Une approche marquée de sensibilité culturelle et tenant compte de la perception culturelle du handicap des familles immigrantes est à privilégier (Bhayana et Bhayana, 2018; Harry, 2008) et permettrait le développement de collaborations positives entre les professionnels et les familles immigrantes. Une formation interculturelle tenant compte des objectifs des différents corps professionnels sur le sujet permettrait aux intervenants de mettre en oeuvre ce principe de sensibilité culturelle. Une médiation interculturelle comme celle proposée par Beauregard et Borri-Anadon (2019) permettrait de favoriser une réciprocité culturelle dans le cadre des interventions entre les professionnels et les familles immigrantes. 

Une nouvelle recherche sur la collaboration entre les professionnels en réadaptation en déficience auditive et les familles immigrantes s’appuyant sur un cadre interculturel permettrait de fournir un nouvel éclairage sur ces collaborations et pourrait contribuer à en expliciter les dynamiques. Le modèle des incidents critiques de Cohen-Emerique (2015), qui recense différentes zones de sensibilité interculturelle entre professionnels et familles immigrantes, apporterait un éclairage complémentaire à celui de cette recherche. 

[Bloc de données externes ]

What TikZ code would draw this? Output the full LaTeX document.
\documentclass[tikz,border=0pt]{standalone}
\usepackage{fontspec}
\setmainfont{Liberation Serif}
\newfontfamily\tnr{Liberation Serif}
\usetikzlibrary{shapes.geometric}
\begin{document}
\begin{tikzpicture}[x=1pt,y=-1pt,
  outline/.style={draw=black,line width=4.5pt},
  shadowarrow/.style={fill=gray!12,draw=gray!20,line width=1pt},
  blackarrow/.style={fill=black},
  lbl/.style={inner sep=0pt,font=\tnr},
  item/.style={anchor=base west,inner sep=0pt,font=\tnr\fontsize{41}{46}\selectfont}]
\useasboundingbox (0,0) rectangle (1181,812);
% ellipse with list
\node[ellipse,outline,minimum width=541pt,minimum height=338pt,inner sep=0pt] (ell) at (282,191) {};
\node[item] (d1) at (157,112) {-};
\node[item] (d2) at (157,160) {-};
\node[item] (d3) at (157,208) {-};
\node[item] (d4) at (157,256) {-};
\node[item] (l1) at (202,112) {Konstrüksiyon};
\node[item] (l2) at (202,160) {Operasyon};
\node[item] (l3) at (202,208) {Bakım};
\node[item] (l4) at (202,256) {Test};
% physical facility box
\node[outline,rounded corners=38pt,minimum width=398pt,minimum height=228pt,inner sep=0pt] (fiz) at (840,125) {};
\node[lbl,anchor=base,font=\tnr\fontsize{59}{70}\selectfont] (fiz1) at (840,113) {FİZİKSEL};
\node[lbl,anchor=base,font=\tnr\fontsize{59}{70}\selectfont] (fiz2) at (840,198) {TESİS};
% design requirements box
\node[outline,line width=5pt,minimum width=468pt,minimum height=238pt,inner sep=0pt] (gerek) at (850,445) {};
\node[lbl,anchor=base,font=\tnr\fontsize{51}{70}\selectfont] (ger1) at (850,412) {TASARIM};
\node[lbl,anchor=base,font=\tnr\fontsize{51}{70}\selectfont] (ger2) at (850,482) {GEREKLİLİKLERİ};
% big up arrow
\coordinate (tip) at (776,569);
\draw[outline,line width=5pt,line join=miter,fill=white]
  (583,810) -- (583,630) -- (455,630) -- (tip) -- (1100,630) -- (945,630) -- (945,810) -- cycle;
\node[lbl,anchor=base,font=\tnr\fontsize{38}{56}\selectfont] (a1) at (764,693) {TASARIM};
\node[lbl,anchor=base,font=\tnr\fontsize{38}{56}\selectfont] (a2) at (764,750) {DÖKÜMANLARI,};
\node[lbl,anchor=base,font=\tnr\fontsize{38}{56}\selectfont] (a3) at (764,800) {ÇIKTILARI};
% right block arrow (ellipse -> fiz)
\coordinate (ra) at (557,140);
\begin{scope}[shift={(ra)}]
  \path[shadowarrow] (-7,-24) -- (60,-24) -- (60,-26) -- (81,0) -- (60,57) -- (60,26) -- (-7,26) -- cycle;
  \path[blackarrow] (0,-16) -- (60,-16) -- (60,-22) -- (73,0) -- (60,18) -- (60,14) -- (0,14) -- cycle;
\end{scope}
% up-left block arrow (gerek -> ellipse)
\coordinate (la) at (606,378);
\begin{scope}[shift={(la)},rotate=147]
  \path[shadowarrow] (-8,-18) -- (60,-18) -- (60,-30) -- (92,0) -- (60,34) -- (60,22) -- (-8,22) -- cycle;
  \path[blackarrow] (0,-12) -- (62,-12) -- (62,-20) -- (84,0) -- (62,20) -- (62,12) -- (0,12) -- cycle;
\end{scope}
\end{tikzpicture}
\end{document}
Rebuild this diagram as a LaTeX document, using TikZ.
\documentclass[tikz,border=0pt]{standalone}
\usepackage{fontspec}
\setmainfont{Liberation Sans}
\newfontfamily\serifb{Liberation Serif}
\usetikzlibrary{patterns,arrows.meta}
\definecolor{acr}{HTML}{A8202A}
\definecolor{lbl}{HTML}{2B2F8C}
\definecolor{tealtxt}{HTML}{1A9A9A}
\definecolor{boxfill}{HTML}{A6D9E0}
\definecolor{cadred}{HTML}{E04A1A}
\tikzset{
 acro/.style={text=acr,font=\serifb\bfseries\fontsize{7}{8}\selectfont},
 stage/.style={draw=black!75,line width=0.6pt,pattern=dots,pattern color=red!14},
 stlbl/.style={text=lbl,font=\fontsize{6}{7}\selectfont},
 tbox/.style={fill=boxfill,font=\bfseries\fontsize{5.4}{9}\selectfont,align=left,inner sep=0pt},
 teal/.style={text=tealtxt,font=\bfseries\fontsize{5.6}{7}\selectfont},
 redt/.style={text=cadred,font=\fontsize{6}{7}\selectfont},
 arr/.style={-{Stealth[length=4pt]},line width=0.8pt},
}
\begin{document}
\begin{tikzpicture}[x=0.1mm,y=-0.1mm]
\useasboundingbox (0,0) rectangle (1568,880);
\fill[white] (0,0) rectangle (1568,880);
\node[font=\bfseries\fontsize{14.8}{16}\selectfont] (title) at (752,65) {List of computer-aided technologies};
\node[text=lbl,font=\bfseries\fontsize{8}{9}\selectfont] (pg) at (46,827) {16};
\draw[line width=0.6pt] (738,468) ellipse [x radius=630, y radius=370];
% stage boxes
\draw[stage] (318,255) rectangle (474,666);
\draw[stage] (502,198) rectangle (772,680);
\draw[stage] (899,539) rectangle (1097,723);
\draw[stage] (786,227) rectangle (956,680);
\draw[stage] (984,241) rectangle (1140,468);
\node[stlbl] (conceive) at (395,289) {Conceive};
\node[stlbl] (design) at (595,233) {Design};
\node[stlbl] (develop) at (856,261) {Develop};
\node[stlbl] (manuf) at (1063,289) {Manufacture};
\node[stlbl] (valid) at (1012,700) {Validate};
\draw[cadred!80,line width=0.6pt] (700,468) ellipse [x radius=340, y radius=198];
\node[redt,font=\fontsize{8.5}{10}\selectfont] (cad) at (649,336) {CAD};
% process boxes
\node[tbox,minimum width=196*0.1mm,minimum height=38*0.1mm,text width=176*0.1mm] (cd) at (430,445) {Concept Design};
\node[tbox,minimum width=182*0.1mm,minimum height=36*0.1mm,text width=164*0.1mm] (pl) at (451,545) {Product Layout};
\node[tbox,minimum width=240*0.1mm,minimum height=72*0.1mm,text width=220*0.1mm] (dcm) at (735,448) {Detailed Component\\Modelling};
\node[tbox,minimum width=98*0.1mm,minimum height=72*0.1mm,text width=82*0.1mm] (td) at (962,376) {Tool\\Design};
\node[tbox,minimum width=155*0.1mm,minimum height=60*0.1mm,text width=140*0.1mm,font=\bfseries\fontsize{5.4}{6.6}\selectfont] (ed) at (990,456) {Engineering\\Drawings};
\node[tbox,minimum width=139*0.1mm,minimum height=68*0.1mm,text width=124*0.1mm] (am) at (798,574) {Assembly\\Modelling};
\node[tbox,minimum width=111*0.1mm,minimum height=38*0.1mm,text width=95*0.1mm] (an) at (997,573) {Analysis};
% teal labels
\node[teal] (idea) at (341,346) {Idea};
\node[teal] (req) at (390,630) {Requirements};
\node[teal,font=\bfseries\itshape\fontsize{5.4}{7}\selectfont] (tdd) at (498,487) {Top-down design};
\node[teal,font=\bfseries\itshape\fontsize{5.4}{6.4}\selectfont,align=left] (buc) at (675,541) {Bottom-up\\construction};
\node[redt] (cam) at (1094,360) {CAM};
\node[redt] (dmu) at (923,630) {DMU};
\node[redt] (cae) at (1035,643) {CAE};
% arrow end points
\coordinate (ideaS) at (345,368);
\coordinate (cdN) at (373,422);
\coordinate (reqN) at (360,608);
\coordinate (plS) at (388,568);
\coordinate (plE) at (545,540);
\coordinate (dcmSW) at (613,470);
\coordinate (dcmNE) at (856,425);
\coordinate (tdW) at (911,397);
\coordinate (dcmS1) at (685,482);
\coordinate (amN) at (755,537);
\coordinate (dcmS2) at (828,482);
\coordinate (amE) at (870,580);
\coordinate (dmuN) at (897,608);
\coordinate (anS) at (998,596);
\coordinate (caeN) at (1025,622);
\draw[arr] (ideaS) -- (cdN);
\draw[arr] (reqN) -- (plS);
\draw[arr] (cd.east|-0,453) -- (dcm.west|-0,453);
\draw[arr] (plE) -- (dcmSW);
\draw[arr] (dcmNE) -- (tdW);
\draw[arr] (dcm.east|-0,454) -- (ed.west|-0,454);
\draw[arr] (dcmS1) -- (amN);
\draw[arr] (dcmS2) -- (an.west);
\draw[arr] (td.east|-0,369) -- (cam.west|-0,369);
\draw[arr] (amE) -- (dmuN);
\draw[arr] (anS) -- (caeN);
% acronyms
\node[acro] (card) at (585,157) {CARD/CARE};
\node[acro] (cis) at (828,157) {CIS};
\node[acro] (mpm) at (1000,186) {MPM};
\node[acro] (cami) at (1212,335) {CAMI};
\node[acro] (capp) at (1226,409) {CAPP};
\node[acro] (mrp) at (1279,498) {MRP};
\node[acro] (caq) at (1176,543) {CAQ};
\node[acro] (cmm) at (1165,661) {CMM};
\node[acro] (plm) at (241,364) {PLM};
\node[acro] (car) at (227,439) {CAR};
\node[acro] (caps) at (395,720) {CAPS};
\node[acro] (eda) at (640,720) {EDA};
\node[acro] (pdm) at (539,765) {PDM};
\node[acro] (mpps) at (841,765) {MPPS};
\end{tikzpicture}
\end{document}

Par ailleurs, seul le point de vue des professionnels a été abordé dans cet article. Un second volet, portant sur les perceptions des parents immigrants, permettra de découvrir leur vision de la collaboration avec les professionnels et, s’il y a lieu, de comparer les noeuds de tensions que les familles immigrantes identifient dans leur vécu de la relation thérapeutique avec les professionnels en réadaptation auditive.